- [Task goal]
Find the word "code" in the records below. List each line containing it.

— START —

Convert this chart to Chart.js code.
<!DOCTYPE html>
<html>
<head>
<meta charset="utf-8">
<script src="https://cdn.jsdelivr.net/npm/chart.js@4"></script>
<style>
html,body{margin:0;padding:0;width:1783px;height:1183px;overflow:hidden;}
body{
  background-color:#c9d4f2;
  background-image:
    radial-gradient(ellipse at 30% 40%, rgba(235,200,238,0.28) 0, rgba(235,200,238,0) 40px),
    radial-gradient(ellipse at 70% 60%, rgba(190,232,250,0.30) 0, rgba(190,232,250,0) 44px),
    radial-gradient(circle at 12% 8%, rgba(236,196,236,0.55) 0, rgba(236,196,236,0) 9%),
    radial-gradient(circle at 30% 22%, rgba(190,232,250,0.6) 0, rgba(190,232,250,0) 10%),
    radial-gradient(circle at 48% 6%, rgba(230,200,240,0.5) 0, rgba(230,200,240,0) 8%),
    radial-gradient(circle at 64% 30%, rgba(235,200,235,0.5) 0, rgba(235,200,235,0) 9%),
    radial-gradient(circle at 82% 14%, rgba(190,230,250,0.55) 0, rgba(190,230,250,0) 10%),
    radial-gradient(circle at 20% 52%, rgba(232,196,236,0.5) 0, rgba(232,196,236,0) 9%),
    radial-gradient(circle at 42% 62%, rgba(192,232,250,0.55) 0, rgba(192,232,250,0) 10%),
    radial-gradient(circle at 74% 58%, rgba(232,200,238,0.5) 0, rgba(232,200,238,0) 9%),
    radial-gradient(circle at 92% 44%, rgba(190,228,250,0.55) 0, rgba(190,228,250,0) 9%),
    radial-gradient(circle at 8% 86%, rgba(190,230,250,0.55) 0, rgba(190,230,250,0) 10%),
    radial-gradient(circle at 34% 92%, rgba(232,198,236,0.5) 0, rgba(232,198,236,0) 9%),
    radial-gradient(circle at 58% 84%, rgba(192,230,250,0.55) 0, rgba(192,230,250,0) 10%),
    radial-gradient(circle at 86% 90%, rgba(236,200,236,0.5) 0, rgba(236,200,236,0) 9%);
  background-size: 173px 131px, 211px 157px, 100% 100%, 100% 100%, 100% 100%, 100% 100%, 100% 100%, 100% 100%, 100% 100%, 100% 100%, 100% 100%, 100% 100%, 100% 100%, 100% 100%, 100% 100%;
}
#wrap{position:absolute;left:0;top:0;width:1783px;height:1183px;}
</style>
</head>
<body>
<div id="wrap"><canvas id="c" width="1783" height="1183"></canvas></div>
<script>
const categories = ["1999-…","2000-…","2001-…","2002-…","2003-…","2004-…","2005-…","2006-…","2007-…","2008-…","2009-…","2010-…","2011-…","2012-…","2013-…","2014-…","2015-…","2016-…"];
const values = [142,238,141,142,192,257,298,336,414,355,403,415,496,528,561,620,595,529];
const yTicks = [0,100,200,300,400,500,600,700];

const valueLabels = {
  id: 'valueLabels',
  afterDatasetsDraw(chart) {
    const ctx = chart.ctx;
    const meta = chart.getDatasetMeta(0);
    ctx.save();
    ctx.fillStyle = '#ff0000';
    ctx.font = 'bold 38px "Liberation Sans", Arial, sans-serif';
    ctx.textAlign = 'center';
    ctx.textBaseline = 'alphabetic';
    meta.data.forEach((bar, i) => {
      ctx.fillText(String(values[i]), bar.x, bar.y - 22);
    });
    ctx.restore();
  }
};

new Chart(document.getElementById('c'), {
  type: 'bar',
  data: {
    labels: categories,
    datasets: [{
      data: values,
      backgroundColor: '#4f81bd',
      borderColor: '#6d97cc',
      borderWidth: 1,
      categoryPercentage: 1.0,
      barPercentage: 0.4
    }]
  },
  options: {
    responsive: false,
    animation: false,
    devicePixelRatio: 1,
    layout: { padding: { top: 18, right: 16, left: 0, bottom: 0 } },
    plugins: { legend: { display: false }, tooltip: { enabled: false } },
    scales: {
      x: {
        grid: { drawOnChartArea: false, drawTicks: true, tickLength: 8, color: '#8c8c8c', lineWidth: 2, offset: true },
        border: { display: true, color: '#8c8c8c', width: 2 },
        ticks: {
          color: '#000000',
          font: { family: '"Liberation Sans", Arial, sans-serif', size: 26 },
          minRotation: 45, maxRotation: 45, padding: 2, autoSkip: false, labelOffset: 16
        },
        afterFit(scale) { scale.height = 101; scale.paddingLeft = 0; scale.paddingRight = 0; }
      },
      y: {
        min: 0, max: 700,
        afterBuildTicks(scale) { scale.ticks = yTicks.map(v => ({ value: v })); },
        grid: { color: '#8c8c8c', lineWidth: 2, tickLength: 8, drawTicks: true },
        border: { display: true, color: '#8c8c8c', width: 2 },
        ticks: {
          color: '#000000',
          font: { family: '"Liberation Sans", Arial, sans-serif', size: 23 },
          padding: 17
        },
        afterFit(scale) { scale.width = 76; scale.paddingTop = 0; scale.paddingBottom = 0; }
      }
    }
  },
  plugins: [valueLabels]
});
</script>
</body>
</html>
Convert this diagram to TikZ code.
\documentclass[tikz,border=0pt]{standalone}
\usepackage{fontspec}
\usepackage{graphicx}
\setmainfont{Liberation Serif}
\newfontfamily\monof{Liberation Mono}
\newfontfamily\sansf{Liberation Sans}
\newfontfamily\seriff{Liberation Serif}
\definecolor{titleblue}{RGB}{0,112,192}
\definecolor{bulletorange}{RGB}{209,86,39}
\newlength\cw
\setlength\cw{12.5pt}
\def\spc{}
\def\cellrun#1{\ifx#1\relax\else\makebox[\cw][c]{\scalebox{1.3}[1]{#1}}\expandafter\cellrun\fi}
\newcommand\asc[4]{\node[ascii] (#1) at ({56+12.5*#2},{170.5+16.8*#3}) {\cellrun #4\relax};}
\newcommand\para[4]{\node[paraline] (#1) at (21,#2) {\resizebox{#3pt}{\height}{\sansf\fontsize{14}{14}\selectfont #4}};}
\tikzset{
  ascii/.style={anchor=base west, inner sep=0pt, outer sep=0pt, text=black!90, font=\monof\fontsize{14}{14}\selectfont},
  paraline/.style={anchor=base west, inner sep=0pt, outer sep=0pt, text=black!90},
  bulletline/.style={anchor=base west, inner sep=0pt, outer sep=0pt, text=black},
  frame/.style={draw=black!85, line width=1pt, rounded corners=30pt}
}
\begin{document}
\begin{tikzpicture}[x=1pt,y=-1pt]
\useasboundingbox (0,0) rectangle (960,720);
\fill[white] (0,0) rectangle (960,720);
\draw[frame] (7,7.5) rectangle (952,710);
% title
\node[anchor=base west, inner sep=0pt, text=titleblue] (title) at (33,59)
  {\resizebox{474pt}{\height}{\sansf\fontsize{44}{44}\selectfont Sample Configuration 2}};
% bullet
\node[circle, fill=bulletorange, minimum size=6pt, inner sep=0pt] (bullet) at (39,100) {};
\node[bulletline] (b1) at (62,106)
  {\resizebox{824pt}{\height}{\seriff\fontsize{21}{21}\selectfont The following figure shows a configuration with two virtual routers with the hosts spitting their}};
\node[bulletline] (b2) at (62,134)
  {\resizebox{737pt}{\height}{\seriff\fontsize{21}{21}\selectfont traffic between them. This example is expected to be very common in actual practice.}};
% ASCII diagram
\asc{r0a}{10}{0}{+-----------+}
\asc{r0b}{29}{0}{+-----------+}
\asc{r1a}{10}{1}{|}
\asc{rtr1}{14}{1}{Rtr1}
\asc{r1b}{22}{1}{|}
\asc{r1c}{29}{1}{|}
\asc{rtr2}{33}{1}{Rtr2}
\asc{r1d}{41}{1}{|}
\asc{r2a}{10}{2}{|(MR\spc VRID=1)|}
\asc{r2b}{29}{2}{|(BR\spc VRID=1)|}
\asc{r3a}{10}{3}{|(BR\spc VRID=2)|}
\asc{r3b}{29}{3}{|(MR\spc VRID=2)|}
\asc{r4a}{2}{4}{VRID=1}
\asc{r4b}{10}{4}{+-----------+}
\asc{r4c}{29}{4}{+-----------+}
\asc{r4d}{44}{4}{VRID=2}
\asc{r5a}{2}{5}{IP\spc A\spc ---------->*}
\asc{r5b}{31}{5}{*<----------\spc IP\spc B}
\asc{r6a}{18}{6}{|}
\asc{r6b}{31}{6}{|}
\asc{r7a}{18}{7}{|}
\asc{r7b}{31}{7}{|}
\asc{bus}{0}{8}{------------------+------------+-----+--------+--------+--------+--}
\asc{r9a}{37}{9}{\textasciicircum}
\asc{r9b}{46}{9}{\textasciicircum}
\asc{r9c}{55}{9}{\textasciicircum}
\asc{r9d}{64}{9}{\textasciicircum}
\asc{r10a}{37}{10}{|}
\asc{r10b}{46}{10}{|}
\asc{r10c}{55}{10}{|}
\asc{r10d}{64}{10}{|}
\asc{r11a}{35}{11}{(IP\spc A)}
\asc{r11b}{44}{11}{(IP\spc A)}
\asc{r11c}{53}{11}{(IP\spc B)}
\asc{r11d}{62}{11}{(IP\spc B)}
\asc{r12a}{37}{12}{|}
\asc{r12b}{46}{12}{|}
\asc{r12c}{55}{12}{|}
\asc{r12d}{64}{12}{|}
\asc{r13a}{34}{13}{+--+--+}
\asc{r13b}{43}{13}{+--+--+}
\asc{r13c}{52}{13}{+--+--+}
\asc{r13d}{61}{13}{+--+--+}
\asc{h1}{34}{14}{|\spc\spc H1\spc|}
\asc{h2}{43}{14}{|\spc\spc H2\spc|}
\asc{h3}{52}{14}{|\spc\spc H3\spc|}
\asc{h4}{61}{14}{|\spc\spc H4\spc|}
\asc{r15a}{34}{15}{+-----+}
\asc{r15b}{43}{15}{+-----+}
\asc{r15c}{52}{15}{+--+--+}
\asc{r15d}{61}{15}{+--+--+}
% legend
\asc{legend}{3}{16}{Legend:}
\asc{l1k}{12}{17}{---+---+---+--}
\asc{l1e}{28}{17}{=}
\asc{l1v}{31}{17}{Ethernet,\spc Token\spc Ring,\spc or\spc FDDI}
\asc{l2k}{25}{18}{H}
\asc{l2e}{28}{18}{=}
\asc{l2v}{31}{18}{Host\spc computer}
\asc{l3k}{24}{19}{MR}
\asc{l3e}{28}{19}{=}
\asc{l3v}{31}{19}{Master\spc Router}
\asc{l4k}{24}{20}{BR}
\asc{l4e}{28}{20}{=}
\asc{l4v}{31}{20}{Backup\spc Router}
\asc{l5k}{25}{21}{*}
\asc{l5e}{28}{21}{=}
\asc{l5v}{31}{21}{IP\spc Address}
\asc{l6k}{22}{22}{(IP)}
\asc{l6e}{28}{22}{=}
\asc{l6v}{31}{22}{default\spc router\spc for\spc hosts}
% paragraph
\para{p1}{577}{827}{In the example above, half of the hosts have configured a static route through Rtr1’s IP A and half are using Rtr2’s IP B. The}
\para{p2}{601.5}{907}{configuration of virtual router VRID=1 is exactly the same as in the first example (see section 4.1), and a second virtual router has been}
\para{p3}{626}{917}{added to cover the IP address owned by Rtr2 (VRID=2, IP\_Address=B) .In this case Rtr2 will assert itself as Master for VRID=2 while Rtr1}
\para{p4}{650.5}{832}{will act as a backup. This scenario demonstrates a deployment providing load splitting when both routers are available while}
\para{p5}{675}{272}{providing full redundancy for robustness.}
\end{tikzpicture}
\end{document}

— END —

- [Written reply]
Convert this chart to Chart.js code.
Convert this diagram to TikZ code.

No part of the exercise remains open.